4 Actually, the standard was created by the attorney general’s office in 1974 in Open Records Decision No.
26, which explained there must be a “compelling demonstration that the information requested should not be
released to the public,” decided by the Honorable John L. Hill.
5 In an amicus brief from Senator John Cornyn, former Texas Attorney General, supporting the current
Attorney General’s position, he explains that the Texas Public Information Act is widely regarded as the
strongest and most successful open government law in the country particularly because of its deadlines and
enforcement mechanisms and that the Federal Act is largely based on the Texas PIA, citing 151 Cong. Rec.
S1525-26 (Feb. 16, 2005).
6 The fact that the attorney-client privilege exists in other law does not mean that the City could not waive it.

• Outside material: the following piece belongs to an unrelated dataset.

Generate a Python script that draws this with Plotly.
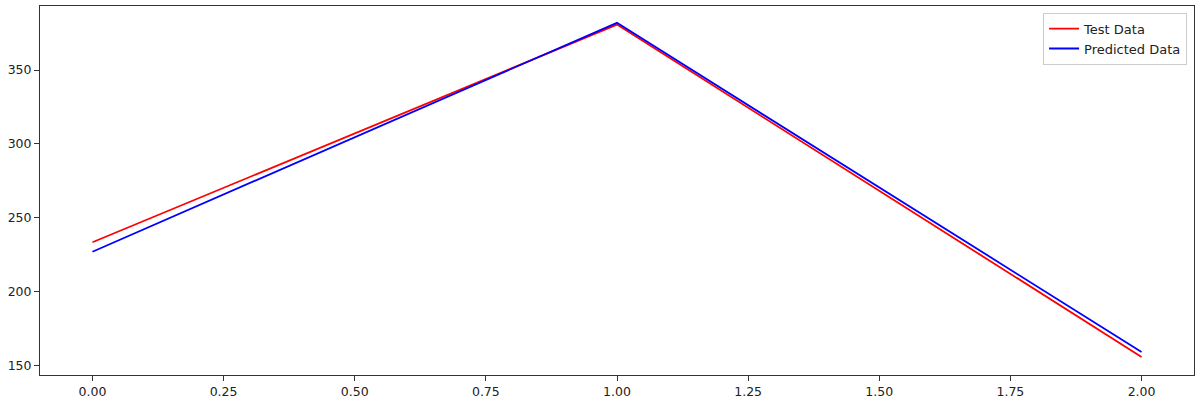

See Tex. Att’y Gen. ORD-630. The attorney-client privilege benefits the City, as the client, and therefore can
be waived by the City. Id. However, if the City were claiming a non-discretionary exception, such that the City
were actually prohibited from disclosing it at the risk of penalty, that exception would be a compelling reason
and satisfy the statute.
7 The Attorney General has held in multiple decisions that a governmental entity waived privileges. See, e.g.,
Tex. Att’y Gen. ORD-663 (holding that a governmental body waived the attorney client privilege, the work
product privilege, and the litigation exception by missing the deadlines in 552.301); Tex. Att’y Gen. LA-5561
(same); Tex. Att’y Gen. ORD-400 (1983) (holding that a governmental body waived the work product privilege
by showing the information to the members of the public); Tex. Att’y Gen. ORD-325 (1982) (holding that a
governmental body waived exceptions to disclosure by not raising them).
8 In fact, all public officials have been required since 2006 to complete a training regarding the government’s
responsibilities under the PIA. See Tex. Govt. Code § 552.012.